DIVAGANDO –
Dizer o que se pensa é sempre um risco. Quando alguém me indaga se sou feliz, uso sempre a mesma máscara. Digo que sim. Afinal, não vem muito a propósito as pessoas se declararem infelizes. Mas sempre se segue aquele impacto, um tanto reflexo. Da falta de hesitação ao me expor tão falsamente assim. Logo vêm aquelas batidas de nós de dedos imaginários na parede do cérebro. Mas , já que foi dito , seguro a barra. Sabe por que? Porque sempre é preciso se estar em guarda e atento. Tentar ao azar a procura do sentido real da felicidade. Ou seja , subtrair menos de prazer do que desgosto. Afinal, junto com eles corre o risco da vida acabar de uma hora pra outra.
Nas situações cotidianas a dois , a gradação do entendimento, muitas vezes, afoga num mar de suposições e dúvidas. Afinal , somos todos receptáculos de surpresas e segredos insondáveis. E é impossível saber com precisão o que vai na cabeça do outro .
A caixinha de Pandora que existe em cada um de nós , se não for bem administrada , se abre às vezes aos borbotões.
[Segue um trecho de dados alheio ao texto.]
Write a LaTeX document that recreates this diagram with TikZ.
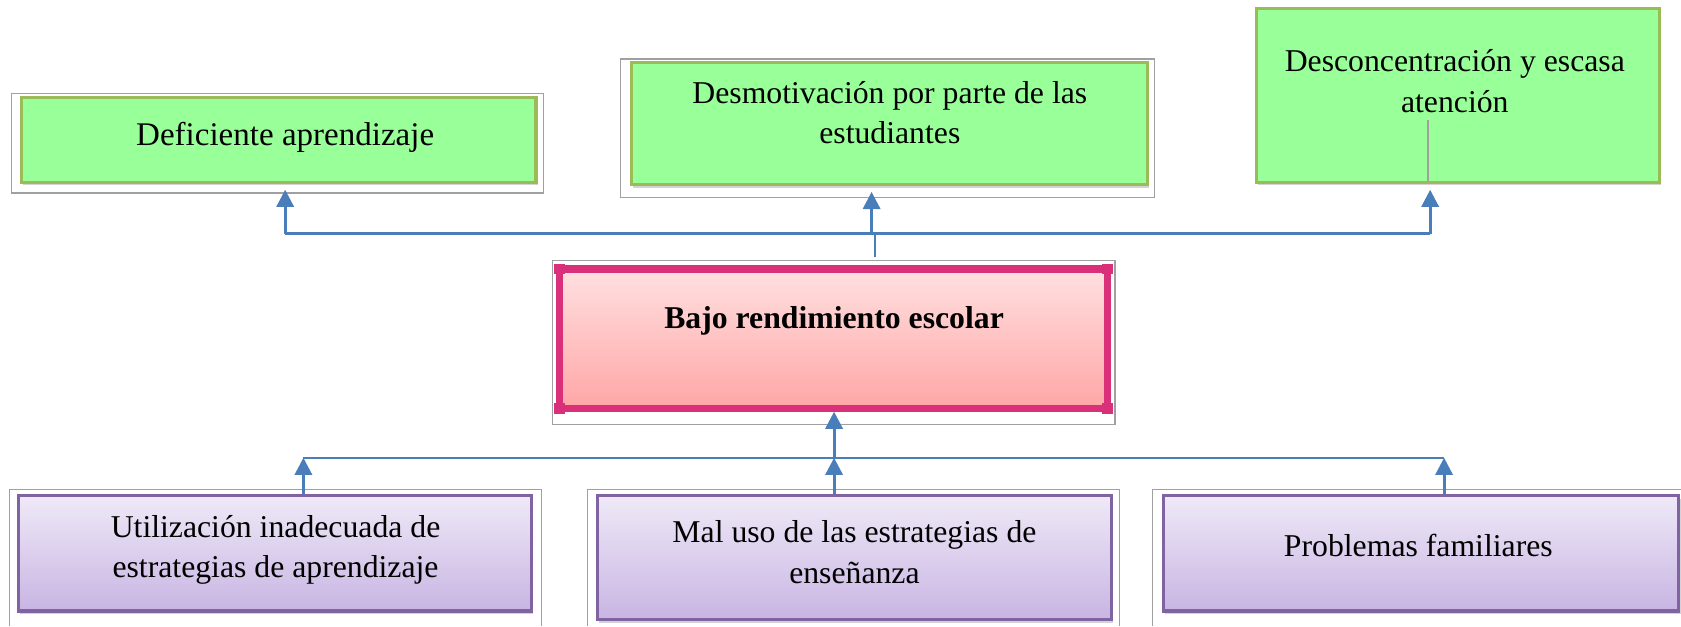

Feito uma hemorragia . Intermitentes paroxismos de bondade, candura , afeto acontecem. De rancor , maldade , despeito e inveja , também. Surgem ao acaso sem nenhum controle consciente. E desaparecem , da mesma forma. Estão ao sabor dos mediadores químicos que habitam em nós. Eles como que sugerem. Ajuízam (catalisam) o nosso pensamento. Acomodam as diversas modalidades de entendimento. Bem como os vários raciocínios possíveis daquilo que se ouve , vê , ou vivencia.
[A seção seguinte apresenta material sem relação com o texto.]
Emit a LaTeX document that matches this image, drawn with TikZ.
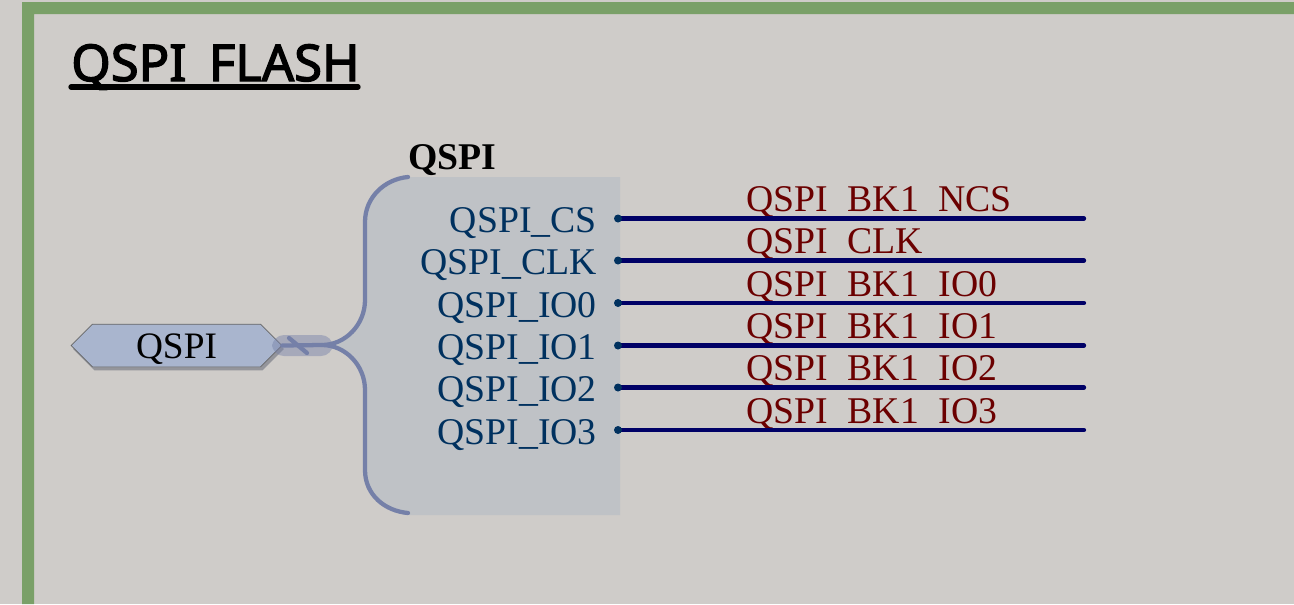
\documentclass[tikz,border=0pt]{standalone}
\usepackage{fontspec}
\setmainfont{Liberation Serif}
\newfontfamily\titlefont[FakeBold=2.6]{Noto Sans}
\usetikzlibrary{shapes.symbols}
\definecolor{sheetbg}{HTML}{CFCCC9}
\definecolor{framegreen}{HTML}{7AA068}
\definecolor{blockfill}{HTML}{BFC2C6}
\definecolor{busblue}{HTML}{7580A8}
\definecolor{tabfill}{HTML}{A9B5CE}
\definecolor{tabshade}{HTML}{94959B}
\definecolor{pinblue}{HTML}{00315F}
\definecolor{wireblue}{HTML}{000066}
\definecolor{netred}{HTML}{6B0000}
\newcommand{\netgap}{\hspace{0.52em}}
\tikzset{
  pinlabel/.style={anchor=base east,inner sep=0pt,text=pinblue,font=\fontsize{28.3}{28}\selectfont},
  netlabel/.style={anchor=base west,inner sep=0pt,text=netred,font=\fontsize{28.3}{28}\selectfont},
  wire/.style={wireblue,line width=3.2pt,line cap=round},
  busline/.style={busblue,line width=3.2pt,line cap=round},
  tabshape/.style={signal,signal to=west and east,line width=0.5pt,minimum width=158pt,minimum height=32pt,inner sep=0pt,font=\fontsize{28}{28}\selectfont}
}
\begin{document}
\begin{tikzpicture}[x=0.75pt,y=-0.75pt]
\useasboundingbox (0,0) rectangle (1294,604);
\fill[sheetbg] (0,0) rectangle (1294,604);
% Sheet frame
\fill[framegreen] (22,2) -- (1294,2) -- (1294,14) -- (34,14) -- (34,604) -- (22,604) -- cycle;
\node[anchor=base west,inner sep=0pt,font=\titlefont\fontsize{38}{38}\selectfont] (title) at (71,81) {QSPI\_FLASH};
\coordinate (ruleL) at (71,87);
\coordinate (ruleR) at (358,87);
\draw[black,line width=4pt,line cap=round] (ruleL) -- (ruleR);
% Port block
\coordinate (busjoin) at (322,345);
\fill[blockfill] (410,177) -- (620,177) -- (620,515) -- (410,515) .. controls (385,513) and (365,495) .. (365,470)
  -- (365,390) .. controls (365,365) and (345,345) .. (busjoin) .. controls (345,345) and (365,325) .. (365,300)
  -- (365,222) .. controls (365,197) and (385,179) .. (410,177) -- cycle;
\draw[busline] (408,177) .. controls (385,179) and (365,197) .. (365,222) -- (365,300)
  .. controls (365,325) and (345,345) .. (busjoin) .. controls (345,345) and (365,365) .. (365,390)
  -- (365,470) .. controls (365,495) and (385,511) .. (408,513);
\node[anchor=base west,inner sep=0pt,font=\bfseries\fontsize{28.3}{28}\selectfont] (blockname) at (408,169) {QSPI};
% Harness tab
\node[tabshape,fill=tabshade] (tabshadow) at (178.5,349) {};
\node[tabshape,fill=tabfill,draw=gray!80!black] (tab) at (176.5,345.5) {};
\node[anchor=base,inner sep=0pt,font=\fontsize{28}{28}\selectfont] (tabname) at (176.5,358) {QSPI};
\fill[busblue,opacity=0.45,rounded corners=9pt] (272,335) rectangle (333,356);
\draw[busline] (tab.east) -- (busjoin);
\coordinate (slashA) at (289,338);
\coordinate (slashB) at (307,353);
\draw[busline] (slashA) -- (slashB);
% Pins and nets
\foreach \i/\pinname/\netname/\ypos in {0/QSPI\_CS/QSPI\netgap BK1\netgap NCS/218.5,1/QSPI\_CLK/QSPI\netgap CLK/260.5,2/QSPI\_IO0/QSPI\netgap BK1\netgap IO0/303,3/QSPI\_IO1/QSPI\netgap BK1\netgap IO1/345.5,4/QSPI\_IO2/QSPI\netgap BK1\netgap IO2/387.5,5/QSPI\_IO3/QSPI\netgap BK1\netgap IO3/430}{
  \node[netlabel] (net\i) at (746,\ypos-7) {\netname};
  \node[pinlabel] (pin\i) at (597,\ypos+14) {\pinname};
  \coordinate (start\i) at (618,\ypos);
  \coordinate (stop\i) at (1084,\ypos);
  \draw[wire] (start\i) -- (stop\i);
  \fill[pinblue] (start\i) circle (4);
}
\end{tikzpicture}
\end{document}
Eis um exemplo sutil da tal dificuldade. Como foi a tua noite , amiga ? Um desastre. Ele chegou em casa. Jantou ligeirinho. Fizemos sexo uns dois minutos. Logo após, ele roncava. Ah ! a minha foi fantástica ! Ele chegou e me levou pra jantar. Voltamos a pé, de mãozinhas dadas. Em casa , transamos durante bem uma hora e após, conversamos mais ainda.
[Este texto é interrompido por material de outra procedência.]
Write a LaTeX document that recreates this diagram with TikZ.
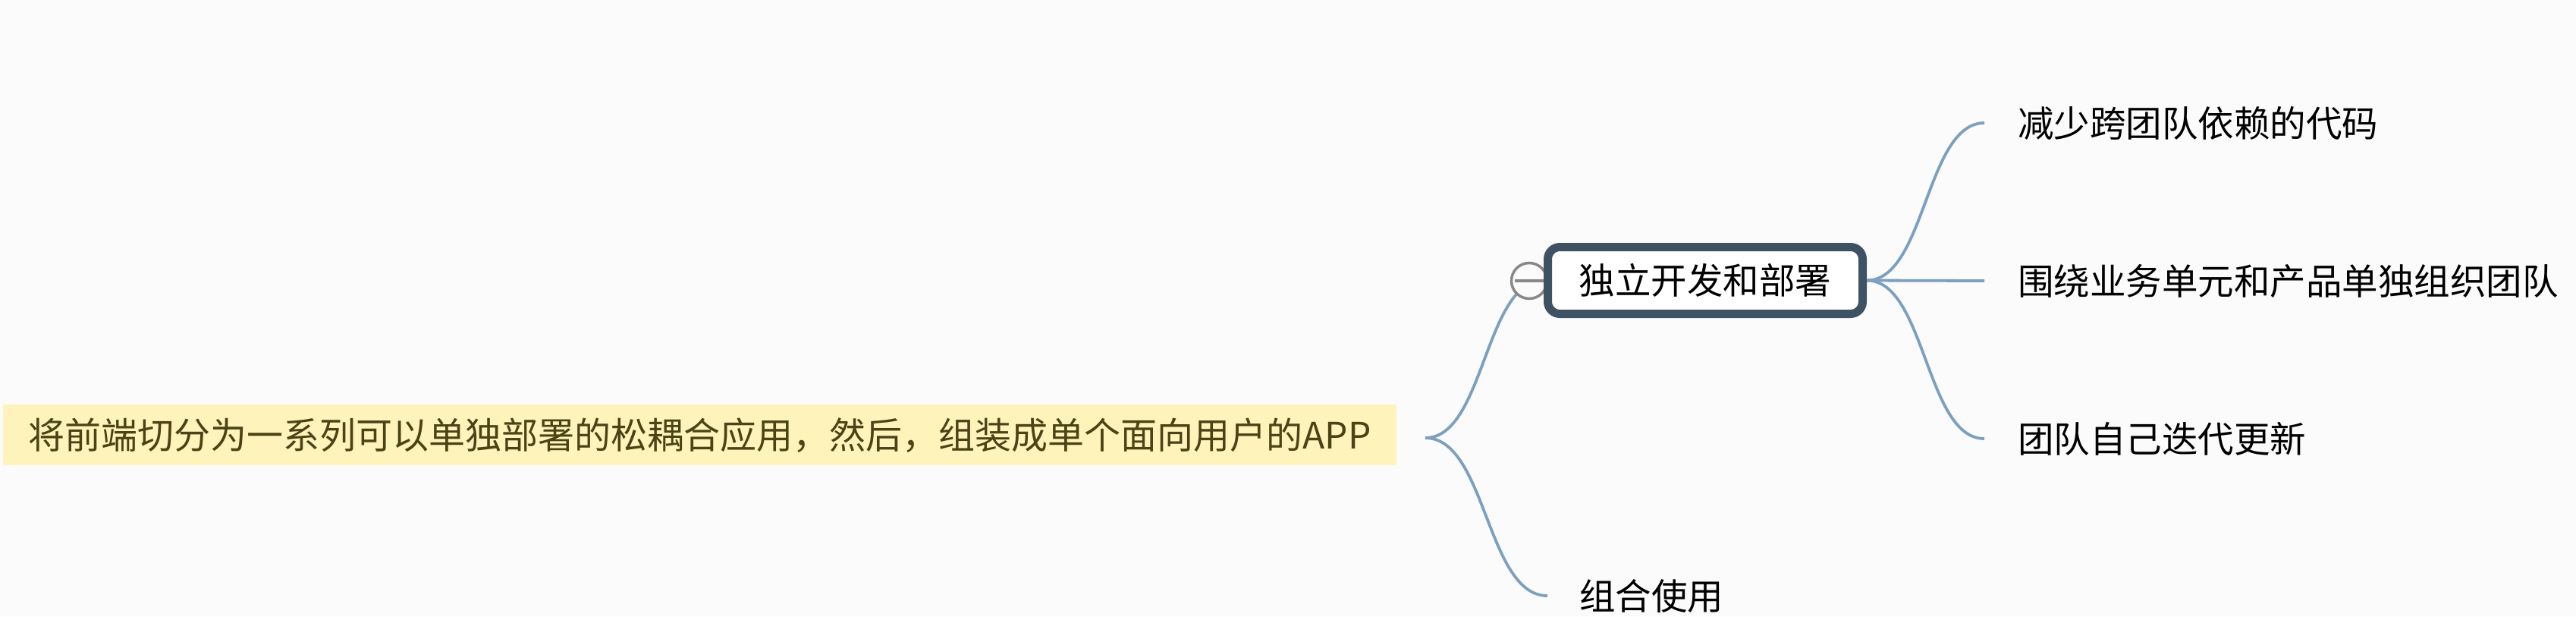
\documentclass[tikz,border=0pt]{standalone}
\usepackage{fontspec}
\setmainfont{Noto Sans CJK SC}
\usetikzlibrary{calc}
\pgfdeclarelayer{bg}
\pgfdeclarelayer{links}
\pgfsetlayers{bg,links,main}
\definecolor{bgc}{HTML}{FBFBFB}
\definecolor{rootfill}{HTML}{FEF3BA}
\definecolor{roottext}{HTML}{4A4316}
\definecolor{linkc}{HTML}{7DA0BF}
\definecolor{boxline}{HTML}{3F5263}
\definecolor{knob}{HTML}{888888}
\tikzset{
  txt/.style={font=\fontsize{47.5pt}{57pt}\selectfont, text height=39.9pt, text depth=3.8pt},
  rootbox/.style={font=\fontsize{48pt}{58pt}\selectfont, text height=40.3pt, text depth=3.8pt, fill=rootfill, text=roottext, minimum width=1837pt, minimum height=80pt, inner sep=0pt},
  mainbox/.style={txt, draw=boxline, line width=11pt, fill=white, rounded corners=16pt, minimum width=415pt, minimum height=88pt, inner sep=0pt, text=black},
  leaf/.style={txt, anchor=west, inner xsep=44pt, inner ysep=0pt, text=black},
  link/.style={draw=linkc, line width=3.8pt},
  knobc/.style={circle, draw=knob, line width=3.5pt, fill=bgc, minimum size=47pt, inner sep=0pt},
}
\newcommand{\curvelink}[2]{%
  \draw[link] (#1) .. controls ($(#1)!0.5!(#1-|#2)$) and ($(#2)!0.5!(#2-|#1)$) .. (#2);}
\begin{document}
\begin{tikzpicture}[x=1pt,y=-1pt]
\begin{pgfonlayer}{bg}
\fill[bgc] (0,0) rectangle (3396,812);
\end{pgfonlayer}
\useasboundingbox (0,0) rectangle (3396,812);

\node[rootbox] (root) at (922.5,573) {将前端切分为一系列可以单独部署的松耦合应用，然后，组装成单个面向用户的APP};
\coordinate (rootout) at (1879,577);

\node[knobc] (knob) at (2016,370) {};
\draw[knob, line width=3.5pt] ([xshift=6pt]knob.west) -- ([xshift=-2pt]knob.east);
\node[mainbox] (indep) at (2248,369.5) {独立开发和部署};
\coordinate (indepin) at (indep.west);
\coordinate (indepout) at (indep.east);

\node[leaf] (c1) at (2616,162) {减少跨团队依赖的代码};
\node[leaf] (c2) at (2616,370) {围绕业务单元和产品单独组织团队};
\node[leaf] (c3) at (2616,578) {团队自己迭代更新};
\node[leaf, inner xsep=42pt] (c4) at (2040,785) {组合使用};
\coordinate (c1in) at (c1.west);
\coordinate (c2in) at (c2.west);
\coordinate (c3in) at (c3.west);
\coordinate (c4in) at (c4.west);

\begin{pgfonlayer}{links}
\curvelink{rootout}{indepin}
\curvelink{rootout}{c4in}
\curvelink{indepout}{c1in}
\draw[link] (indepout) -- (c2in);
\curvelink{indepout}{c3in}
\end{pgfonlayer}
\end{tikzpicture}
\end{document}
Como foi o teu dia ontem ,cara ? Perfeito. O jantar já estava na mesa . Dei uma rapidinha e dormi feito pedra. Pois o meu ,irmão, foi uma catástrofe. Cheguei em casa e estava faltando luz. Tive que levá-la pra jantar fora. Alisei. Faltou grana pro táxi de volta. Tivemos que voltar andando. Ela nem sacou o lance. Pelo menos, caminhar facilitou a minha digestão. Quando voltamos a luz ainda não havia voltado. Ela acendeu umas velas . Fiquei tão estressado que levei uma hora pra ficar no ponto de dar uma. E pra chegar nos finalmente, quase uma outra hora a mais, meu caro. Fiquei tão irritado. Tanto é que perdi o sono e tive que aguentar mais uma hora de papo furado dela, até adormecer.
Vejam vocês como é complicado. Apesar de tudo , tenho a impressão que ser feliz é tentar nos contentar com nossas pequenas felicidades. Sempre com a esperança que elas se repitam. Independentemente das disposições em contrário. Elas nunca estarão sob nosso controle. Se falar sobre o assunto é difícil. Imagine, escrevendo.